Mary Balupa is an ambitious advocate for the elimination of violence against women, girls and children. She has contributed enormously not only to the training of nurses on counselling skills but also to the establishment of Family Support Centres in Southern Highlands Province since last year.

Mary holds a Bachelor of Nursing and has worked in the Mental Health Department at Mendi General Hospital for more than 20 years – eight of which she has dedicated to the Family Support Centre.

Recognising the importance of mental health, Mary applied for an Australia Awards PNG scholarship through Short Course Awards. She recently obtained a Graduate Certificate in Counselling enabling her to continue to provide quality counselling and engagement with clients.

She faces every day the challenges of complex cases of violence against women, girls and children. She described her experience: “I saw the tears in the eyes of children who were neglected because of violent relationships. I understand them well because I am a survivor too, with my children.”

Mary’s extensive experience pushed her to acquire advanced counselling skills to deal with survivors of violence, as she believes that awareness and counselling are the core to eliminating violence and preventing survivors from developing a mental illness. Through the Australia Awards scholarship, Mary has fulfilled her ambition.

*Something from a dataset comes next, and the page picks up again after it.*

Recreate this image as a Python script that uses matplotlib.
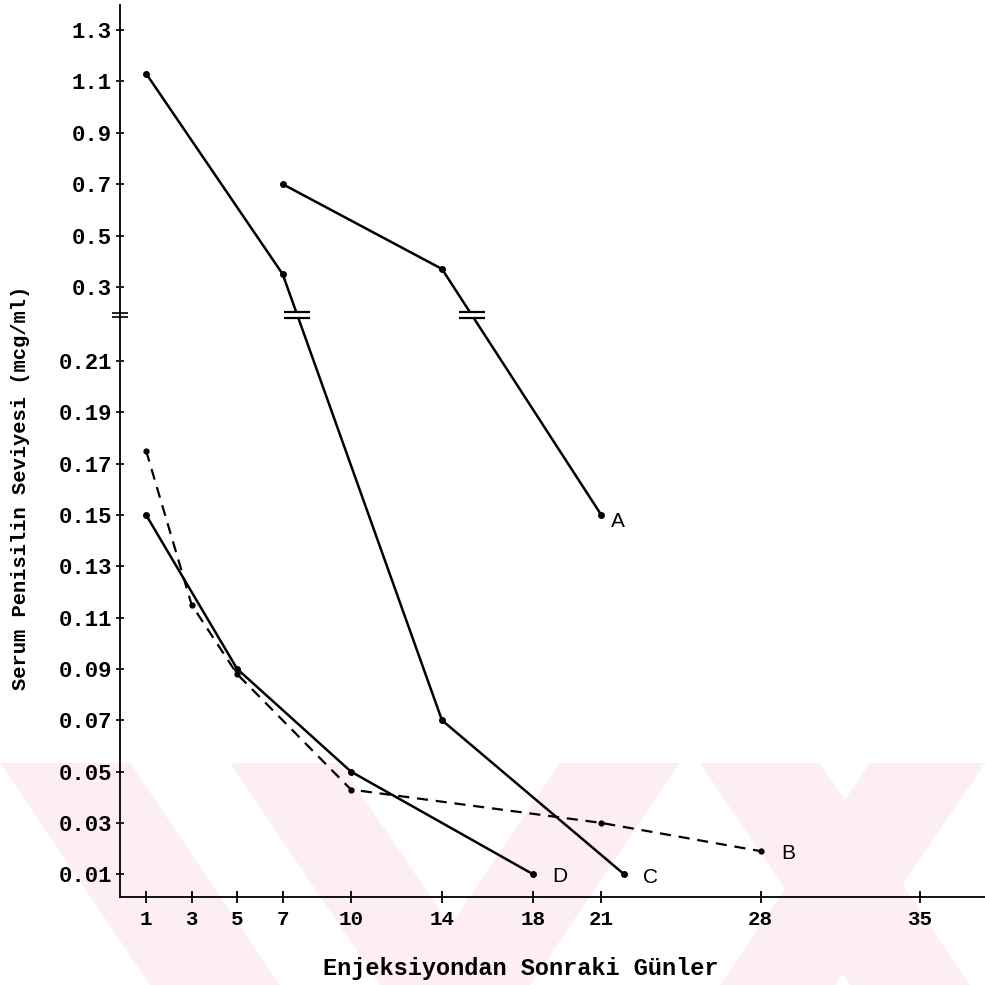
import numpy as np
import matplotlib
matplotlib.use("Agg")
import matplotlib.pyplot as plt
from matplotlib.path import Path
from matplotlib.patches import Polygon

# values
days_a = [7, 14, 21]
conc_a = [0.70, 0.37, 0.15]
days_b = [1, 3, 5, 10, 21, 28]
conc_b = [0.175, 0.115, 0.088, 0.043, 0.030, 0.019]
days_c = [1, 7, 14, 22]
conc_c = [1.13, 0.35, 0.07, 0.01]
days_d = [1, 5, 10, 18]
conc_d = [0.15, 0.09, 0.05, 0.01]

x_ticks = [1, 3, 5, 7, 10, 14, 18, 21, 28, 35]
y_ticks = [0.01, 0.03, 0.05, 0.07, 0.09, 0.11, 0.13, 0.15, 0.17, 0.19, 0.21,
           0.3, 0.5, 0.7, 0.9, 1.1, 1.3]
y_labels = ["0.01", "0.03", "0.05", "0.07", "0.09", "0.11", "0.13", "0.15",
            "0.17", "0.19", "0.21", "0.3", "0.5", "0.7", "0.9", "1.1", "1.3"]

# broken y axis: fine scale below the break, coarse scale above it
BRK = 0.228
LO_K = 2565.0
HI_K = 257.0
HI_BASE = 612.65


def fwd(v):
    v = np.asarray(v, dtype=float)
    return np.where(v <= BRK, v * LO_K, HI_BASE + (v - 0.3) * HI_K)


def inv(u):
    u = np.asarray(u, dtype=float)
    hi = np.maximum(0.3 + (u - HI_BASE) / HI_K, BRK)
    return np.where(u <= BRK * LO_K, u / LO_K, hi)


def crossing(days, vals):
    ub = fwd(BRK)
    for i in range(len(days) - 1):
        u0, u1 = fwd(vals[i]), fwd(vals[i + 1])
        if u0 > ub >= u1:
            t = (u0 - ub) / (u0 - u1)
            return days[i] + t * (days[i + 1] - days[i])
    return None


mono = "Liberation Mono"
fig = plt.figure(figsize=(9.85, 9.85), dpi=100)

# pale watermark stripes in the lower part of the page
wm_color = "#fdeef1"
bands = [
    [(0, 763), (130, 763), (280, 985), (150, 985)],
    [(230, 763), (340, 763), (490, 985), (380, 985)],
    [(560, 763), (680, 763), (530, 985), (410, 985)],
    [(700, 763), (820, 763), (970, 985), (850, 985)],
    [(870, 763), (985, 763), (835, 985), (720, 985)],
]
for b in bands:
    pts = [(px / 985, 1 - py / 985) for px, py in b]
    fig.patches.append(Polygon(pts, closed=True, transform=fig.transFigure,
                               facecolor=wm_color, edgecolor="none", zorder=-10))

ax = fig.add_axes([0.122, 0.089, 0.878, 0.906])
ax.set_zorder(1)
ax.patch.set_alpha(0)
ax.set_yscale("function", functions=(fwd, inv))
ax.set_xlim(-0.14, 37.86)
ax.set_ylim(0.001, 1.397)

lw = 1.8
ax.plot(days_c, conc_c, color="black", lw=lw, marker="o", ms=4)
ax.plot(days_a, conc_a, color="black", lw=lw, marker="o", ms=4)
ax.plot(days_d, conc_d, color="black", lw=lw, marker="o", ms=4)
ax.plot(days_b, conc_b, color="black", lw=1.6, ls=(0, (5, 3.5)), marker="o", ms=3.5)

off = [(days_a, conc_a, "A", (12, -5)), (days_b, conc_b, "B", (20, -2)),
       (days_c, conc_c, "C", (19, -2)), (days_d, conc_d, "D", (19, -1.5))]
for d, c, name, xy in off:
    ax.annotate(name, (d[-1], c[-1]), xytext=xy, textcoords="offset points",
                ha="center", va="center", fontsize=15, family="Liberation Sans")

# break marks on the lines and on the y axis
gap = Path([(-1, 0.2), (1, 0.2), (1, -0.2), (-1, -0.2), (-1, 0.2)],
           [Path.MOVETO, Path.LINETO, Path.LINETO, Path.LINETO, Path.CLOSEPOLY])
bars = Path([(-1, 0.2), (1, 0.2), (-1, -0.2), (1, -0.2)],
            [Path.MOVETO, Path.LINETO, Path.MOVETO, Path.LINETO])
for d, c in [(days_c, conc_c), (days_a, conc_a)]:
    xc = crossing(d, c)
    ax.plot([xc], [BRK], marker=gap, ms=19, mfc="white", mec="none", zorder=4)
    ax.plot([xc], [BRK], marker=bars, ms=19, mec="black", mew=1.6, zorder=5)
ax.plot([ax.get_xlim()[0]], [BRK], marker=bars, ms=12, mec="black", mew=1.2,
        zorder=5, clip_on=False)

for s in ["top", "right"]:
    ax.spines[s].set_visible(False)
for s in ["left", "bottom"]:
    ax.spines[s].set_linewidth(1.3)

ax.set_xticks(x_ticks)
ax.set_xticklabels([str(v) for v in x_ticks], fontsize=15, family=mono,
                   fontweight="bold")
ax.set_yticks(y_ticks)
ax.set_yticklabels(y_labels, fontsize=16, family=mono, fontweight="bold")
ax.yaxis.set_minor_locator(matplotlib.ticker.NullLocator())
ax.tick_params(axis="x", direction="inout", length=8, width=1.3, pad=5)
ax.tick_params(axis="y", direction="inout", length=6, width=1.2, pad=3)

fig.text(0.021, 0.505, "Serum Penisilin Seviyesi (mcg/ml)", rotation=90,
         ha="center", va="center", fontsize=14.8, family=mono, fontweight="bold")
fig.text(0.529, 0.017, "Enjeksiyondan Sonraki Günler", ha="center",
         va="center", fontsize=17, family=mono, fontweight="bold")

fig.savefig("out.png", dpi=100)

The counselling skills acquired from this course have improved her communication skills and the way she approaches people. “I am using these skills to help provide [better] quality psychological care to my patients than before. I have learned a lot, but what I am using daily with my patients is the micro counselling skills.”

Not only did Mary learn about the counselling skills, but she also changed her approach from the treatment of mental illness to the prevention of the disease.

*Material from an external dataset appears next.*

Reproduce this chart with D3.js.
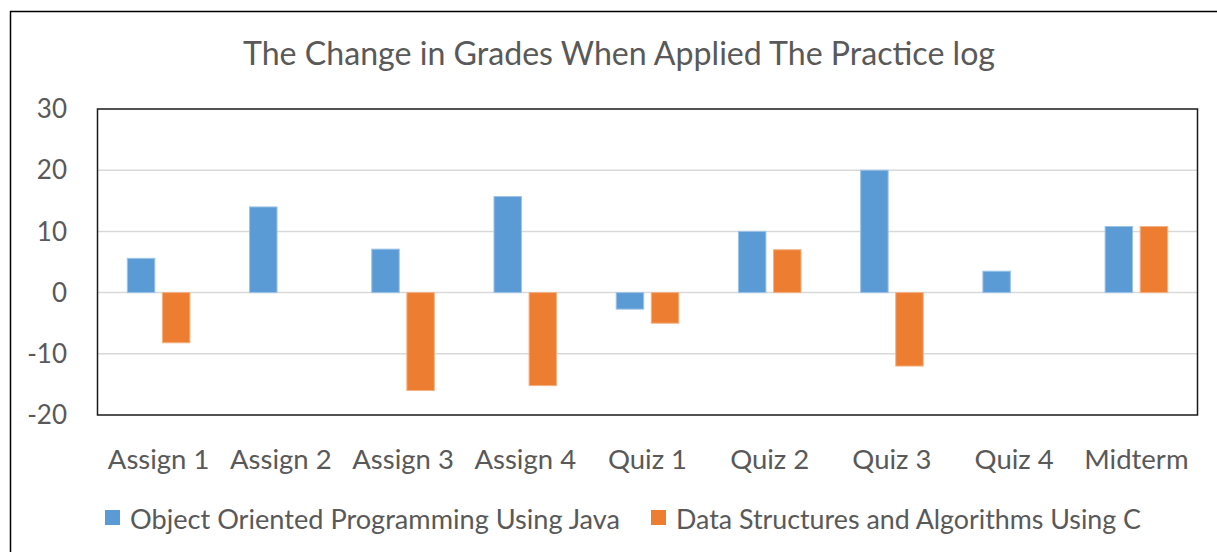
<!DOCTYPE html>
<html>
<head>
<meta charset="utf-8">
<script src="https://cdn.jsdelivr.net/npm/d3@7"></script>
<style>
  html, body { margin: 0; padding: 0; background: #fff; }
  svg text { font-family: Lato, "Noto Sans", sans-serif; fill: #595959; }
</style>
</head>
<body>
<div id="app"></div>
<script>
;(() => {
  // chart data
  const categories = ['Assign 1', 'Assign 2', 'Assign 3', 'Assign 4', 'Quiz 1', 'Quiz 2', 'Quiz 3', 'Quiz 4', 'Midterm']
  const series = ['Object Oriented Programming Using Java', 'Data Structures and Algorithms Using C']
  const javaValues = [5.6, 14, 7.1, 15.7, -2.7, 10, 20, 3.5, 10.8]
  const cValues = [-8.2, 0, -16, -15.2, -5, 7, -12, 0, 10.8]
  const yTicks = [-20, -10, 0, 10, 20, 30]
  const title = 'The Change in Grades When Applied The Practice log'

  const colors = ['#5B9BD5', '#ED7D31']
  const strokes = ['#9dc3e6', '#f4b183']

  const W = 1217, H = 552
  const plot = { left: 97.5, right: 1197.5, top: 109, bottom: 415 }

  const svg = d3.create('svg').attr('width', W).attr('height', H)

  // outer chart border (only top + left visible in the crop)
  svg.append('path')
    .attr('d', `M10.5,${H} V11.5 H${W}`)
    .attr('fill', 'none').attr('stroke', '#000').attr('stroke-width', 1.5)

  svg.append('text')
    .attr('x', 619).attr('y', 65)
    .attr('text-anchor', 'middle')
    .attr('font-size', 32)
    .attr('textLength', 752)
    .attr('lengthAdjust', 'spacingAndGlyphs')
    .text(title)

  const x = d3.scaleBand().domain(categories).range([plot.left, plot.right])
  const xs = d3.scaleBand().domain(series)
    .range([x.bandwidth() * 0.244, x.bandwidth() * 0.756])
    .paddingInner(0.217)
  const y = d3.scaleLinear().domain([-20, 30]).range([plot.bottom, plot.top])

  // gridlines
  svg.append('g').selectAll('line').data(yTicks.filter(d => d > -20 && d < 30)).join('line')
    .attr('x1', plot.left).attr('x2', plot.right)
    .attr('y1', d => y(d)).attr('y2', d => y(d))
    .attr('stroke', '#d9d9d9').attr('stroke-width', 1.5)

  // bars
  const rows = categories.map((c, i) => ({ cat: c, vals: [javaValues[i], cValues[i]] }))
  const g = svg.append('g').selectAll('g').data(rows).join('g')
    .attr('transform', d => `translate(${x(d.cat)},0)`)
  g.selectAll('rect')
    .data(d => d.vals.map((v, k) => ({ v, k })).filter(e => e.v !== 0))
    .join('rect')
    .attr('x', d => xs(series[d.k]))
    .attr('width', xs.bandwidth())
    .attr('y', d => Math.min(y(d.v), y(0)))
    .attr('height', d => Math.abs(y(d.v) - y(0)))
    .attr('fill', d => colors[d.k])
    .attr('stroke', d => strokes[d.k])
    .attr('stroke-width', 1)

  // plot border
  svg.append('rect')
    .attr('x', plot.left).attr('y', plot.top)
    .attr('width', plot.right - plot.left).attr('height', plot.bottom - plot.top)
    .attr('fill', 'none').attr('stroke', '#1a1a1a').attr('stroke-width', 1.5)

  // y axis labels
  svg.append('g').selectAll('text').data(yTicks).join('text')
    .attr('x', 67).attr('y', d => y(d))
    .attr('dy', '0.35em')
    .attr('text-anchor', 'end')
    .attr('font-size', 26)
    .text(d => d)

  // x axis labels
  svg.append('g').selectAll('text').data(categories).join('text')
    .attr('x', d => x(d) + x.bandwidth() / 2)
    .attr('y', 469)
    .attr('text-anchor', 'middle')
    .attr('font-size', 27.5)
    .text(d => d)

  // legend
  const legendX = [105, 651]
  const legendLen = [490, 465]
  const lg = svg.append('g').selectAll('g').data(series).join('g')
    .attr('transform', (d, i) => `translate(${legendX[i]},510)`)
  lg.append('rect').attr('width', 15).attr('height', 15).attr('fill', (d, i) => colors[i])
  lg.append('text').attr('x', 25).attr('y', 18.5).attr('font-size', 26)
    .attr('textLength', (d, i) => legendLen[i])
    .attr('lengthAdjust', 'spacingAndGlyphs')
    .text(d => d)

  d3.select('#app').append(() => svg.node())
})()
</script>
</body>
</html>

With this new approach, Mary has taught 28 other nurses in Mendi about counselling skills and contributed to establishing 16 Family Support Centres in the Southern Highlands Province.

For Mary, educating nurses with counselling skills would enable them to reach more people in places that she can’t go.

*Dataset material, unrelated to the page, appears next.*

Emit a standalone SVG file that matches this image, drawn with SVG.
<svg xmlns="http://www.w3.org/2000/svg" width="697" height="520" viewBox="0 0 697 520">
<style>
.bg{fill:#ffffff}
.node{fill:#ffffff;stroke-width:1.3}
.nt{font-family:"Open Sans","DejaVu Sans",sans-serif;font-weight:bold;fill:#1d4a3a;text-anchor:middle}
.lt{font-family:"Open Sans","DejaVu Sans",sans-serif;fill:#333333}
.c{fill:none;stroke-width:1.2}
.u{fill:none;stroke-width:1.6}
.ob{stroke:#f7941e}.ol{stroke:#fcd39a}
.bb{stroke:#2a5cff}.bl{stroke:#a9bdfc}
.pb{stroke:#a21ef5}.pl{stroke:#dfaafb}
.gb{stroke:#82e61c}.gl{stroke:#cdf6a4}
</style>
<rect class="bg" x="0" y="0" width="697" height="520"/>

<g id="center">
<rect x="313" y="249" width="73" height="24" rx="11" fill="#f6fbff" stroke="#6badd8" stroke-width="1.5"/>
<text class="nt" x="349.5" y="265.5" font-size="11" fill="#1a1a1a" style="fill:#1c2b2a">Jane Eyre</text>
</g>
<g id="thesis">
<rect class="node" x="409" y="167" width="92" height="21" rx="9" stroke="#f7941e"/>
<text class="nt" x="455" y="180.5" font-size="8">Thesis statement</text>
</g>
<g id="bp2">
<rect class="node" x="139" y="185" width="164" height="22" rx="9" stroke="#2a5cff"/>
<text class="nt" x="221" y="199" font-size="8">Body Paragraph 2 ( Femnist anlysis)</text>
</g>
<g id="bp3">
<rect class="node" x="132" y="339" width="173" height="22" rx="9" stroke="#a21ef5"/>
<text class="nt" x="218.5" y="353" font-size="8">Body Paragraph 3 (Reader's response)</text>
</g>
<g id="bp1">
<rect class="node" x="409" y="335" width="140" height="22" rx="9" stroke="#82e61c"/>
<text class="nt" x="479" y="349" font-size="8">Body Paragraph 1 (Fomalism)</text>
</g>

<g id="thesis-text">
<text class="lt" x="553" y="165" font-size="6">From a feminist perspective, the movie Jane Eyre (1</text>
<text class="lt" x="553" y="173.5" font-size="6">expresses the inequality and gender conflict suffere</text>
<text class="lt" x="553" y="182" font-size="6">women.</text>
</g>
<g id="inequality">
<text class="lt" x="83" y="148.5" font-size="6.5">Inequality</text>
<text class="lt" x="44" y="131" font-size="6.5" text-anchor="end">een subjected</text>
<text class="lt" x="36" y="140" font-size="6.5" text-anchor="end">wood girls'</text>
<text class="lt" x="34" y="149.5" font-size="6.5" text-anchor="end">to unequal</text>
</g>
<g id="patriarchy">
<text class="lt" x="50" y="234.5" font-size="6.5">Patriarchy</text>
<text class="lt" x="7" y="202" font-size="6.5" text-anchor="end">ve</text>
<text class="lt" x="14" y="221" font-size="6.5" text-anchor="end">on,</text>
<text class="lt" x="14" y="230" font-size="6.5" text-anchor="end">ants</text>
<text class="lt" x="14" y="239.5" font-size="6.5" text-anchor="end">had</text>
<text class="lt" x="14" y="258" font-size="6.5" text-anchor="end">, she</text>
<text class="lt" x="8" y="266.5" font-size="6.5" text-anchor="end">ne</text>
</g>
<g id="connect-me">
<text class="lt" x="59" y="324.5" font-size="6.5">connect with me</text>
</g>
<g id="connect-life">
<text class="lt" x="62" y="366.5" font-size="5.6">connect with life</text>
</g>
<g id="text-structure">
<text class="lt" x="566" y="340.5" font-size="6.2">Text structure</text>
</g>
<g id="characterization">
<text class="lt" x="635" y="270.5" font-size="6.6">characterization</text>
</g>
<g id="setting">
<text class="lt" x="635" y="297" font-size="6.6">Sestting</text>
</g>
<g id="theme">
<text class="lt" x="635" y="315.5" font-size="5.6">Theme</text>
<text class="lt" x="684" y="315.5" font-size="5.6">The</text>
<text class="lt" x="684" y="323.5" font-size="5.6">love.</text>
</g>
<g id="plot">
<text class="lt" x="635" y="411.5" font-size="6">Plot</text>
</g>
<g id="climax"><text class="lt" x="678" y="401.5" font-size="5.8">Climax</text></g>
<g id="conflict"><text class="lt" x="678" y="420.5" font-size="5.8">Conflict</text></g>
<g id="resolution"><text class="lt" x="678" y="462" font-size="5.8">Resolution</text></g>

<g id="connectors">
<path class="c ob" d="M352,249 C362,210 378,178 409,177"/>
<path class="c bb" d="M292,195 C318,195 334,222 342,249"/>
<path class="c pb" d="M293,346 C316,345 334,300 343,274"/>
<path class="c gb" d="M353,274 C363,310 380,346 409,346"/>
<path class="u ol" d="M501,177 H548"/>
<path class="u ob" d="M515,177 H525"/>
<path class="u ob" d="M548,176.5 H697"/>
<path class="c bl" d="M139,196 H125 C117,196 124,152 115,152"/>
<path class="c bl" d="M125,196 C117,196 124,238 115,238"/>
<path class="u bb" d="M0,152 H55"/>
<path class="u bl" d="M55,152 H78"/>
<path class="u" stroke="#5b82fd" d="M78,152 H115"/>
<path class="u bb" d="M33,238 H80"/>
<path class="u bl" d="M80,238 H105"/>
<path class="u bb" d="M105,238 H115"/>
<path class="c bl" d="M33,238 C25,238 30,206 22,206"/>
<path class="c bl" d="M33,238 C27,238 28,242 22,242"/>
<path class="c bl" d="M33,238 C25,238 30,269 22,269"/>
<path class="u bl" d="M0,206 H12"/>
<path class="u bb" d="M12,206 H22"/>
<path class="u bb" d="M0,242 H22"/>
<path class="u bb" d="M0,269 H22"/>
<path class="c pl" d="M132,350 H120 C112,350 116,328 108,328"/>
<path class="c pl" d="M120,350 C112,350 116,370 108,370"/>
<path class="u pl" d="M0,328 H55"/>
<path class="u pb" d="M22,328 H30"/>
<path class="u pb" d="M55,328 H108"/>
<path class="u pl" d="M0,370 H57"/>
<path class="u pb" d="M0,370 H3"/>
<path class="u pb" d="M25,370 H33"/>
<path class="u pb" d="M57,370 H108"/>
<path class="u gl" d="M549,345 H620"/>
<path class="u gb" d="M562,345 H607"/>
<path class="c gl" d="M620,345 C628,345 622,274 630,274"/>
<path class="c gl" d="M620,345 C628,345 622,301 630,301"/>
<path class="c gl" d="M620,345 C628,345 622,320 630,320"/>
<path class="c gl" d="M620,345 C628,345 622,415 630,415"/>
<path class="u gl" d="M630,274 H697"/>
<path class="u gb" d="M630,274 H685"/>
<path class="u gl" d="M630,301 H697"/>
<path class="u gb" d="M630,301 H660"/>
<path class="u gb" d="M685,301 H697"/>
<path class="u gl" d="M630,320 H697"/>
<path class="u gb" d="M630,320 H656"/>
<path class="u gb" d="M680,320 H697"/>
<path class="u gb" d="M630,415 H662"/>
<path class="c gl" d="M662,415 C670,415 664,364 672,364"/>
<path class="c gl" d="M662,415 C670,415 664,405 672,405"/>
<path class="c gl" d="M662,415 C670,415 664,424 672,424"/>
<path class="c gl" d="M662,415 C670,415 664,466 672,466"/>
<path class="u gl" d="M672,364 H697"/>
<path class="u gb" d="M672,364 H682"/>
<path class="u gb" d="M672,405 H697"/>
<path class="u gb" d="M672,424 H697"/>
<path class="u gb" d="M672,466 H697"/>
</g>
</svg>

 “I empathise with mothers and children in the rural communities, especially those who cannot come to a bigger hospital to access services – they are silently suffering in the rural communities. Some may have died without being helped. I would like to reach out to them in my career pathway.”

Her tireless effort in advocating for quality services has led to counselling support. Today, she collaborates with the Mental Health Department at Mendi General Hospital to raise awareness on social issues, including mental illnesses arising from violence.

“I’ve seen that working with key professionals in the mental health space has helped shift mindsets to look beyond illness and take on board prevention,” says Mary.

“We want to set a way forward for the future so that new graduates in the field of counselling and mental health can follow,” says Mary.